Thailand’s army chief yesterday warned that the country risks “collapse” unless it pulls back from escalating violence after attacks in recent days left three children dead in the kingdom’s worst political unrest since 2010.
Twenty-one people have been killed and more than 700 wounded in violence linked to nearly four months of demonstrations against the government.
Protesters want to unseat Thai Prime Minister Yingluck Shinawatra and dilute the influence on Thai politics of her billionaire brother, former Thai prime minister Thaksin Shinawatra, who lives in exile to avoid jail for corruption.
“As days go by, there will be more violence until it cannot be controlled,” Royal Thai Army Commander-in-Chief Prayut Chan-ocha said in a rare televised live speech.
“If losses continue, the country will collapse for sure and nobody will win or lose,” he added.
Prayut urged reconciliation and talks. He said troops are “ready to do their duty,” but “do not want to use force and weapons to unnecessarily fight with the Thai people.”
He did not elaborate.
Thaksin supporters have accused the demonstrators of trying to incite the military to seize power in a country which has seen 18 successful or attempted coups since 1932.

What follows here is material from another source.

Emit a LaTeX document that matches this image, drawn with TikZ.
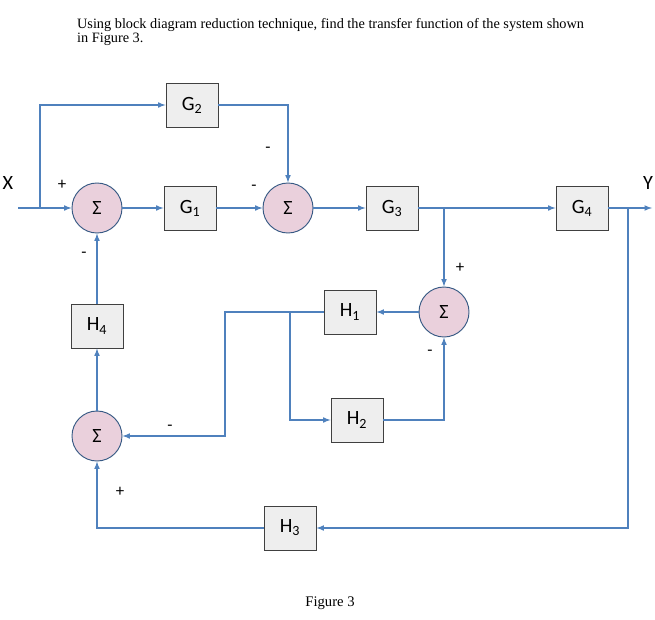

The army chief’s comments are closely scrutinized for signs of possible intervention.
Yingluck has been staying outside Bangkok, but yesterday ruled out resigning despite the series of deadly attacks heaping pressure on her administration.
Yingluck, who attended a trade show in Saraburi Province, 100km north of Bangkok, called for dialogue to resolve the crisis.
“It’s time all sides turned to talk to each other,” Yingluck told reporters. “Many people have asked me to resign, but I ask: Is resignation the answer? What if it creates a power vacuum?”
Yingluck’s office would not confirm how many days she had been working outside the capital.
She was last seen in public in Bangkok on Tuesday last week, when both anti-government protesters and farmers angry about not being paid under a rice subsidy scheme were trailing her and some of her ministers.
She is due to attend a corruption hearing in Bangkok on Thursday.
Thai Minister of Foreign Affairs Surapong Tovichakchaikul said Yingluck would hold a Cabinet meeting today.
“It is highly likely that we will hold the Cabinet meeting outside of Bangkok,” Surapong told reporters.
The current unrest is the most severe in the bitterly divided kingdom since protests by the Thaksin-allied Red Shirts against a previous government in 2010 sparked clashes and a military crackdown that left more than 90 people dead.
Police said a brother and sister, aged four and six respectively, and a 59-year-old woman died after a grenade attack on Sunday afternoon at a Bangkok shopping district.
They said an officer also died yesterday, nearly a week after being shot in the head in a gunbattle with protesters in Bangkok’s historic center.
Attacks have mainly taken place in the Thai capital, although a drive-by shooting late on Saturday at a protest rally in Trat Province killed a five-year-old girl.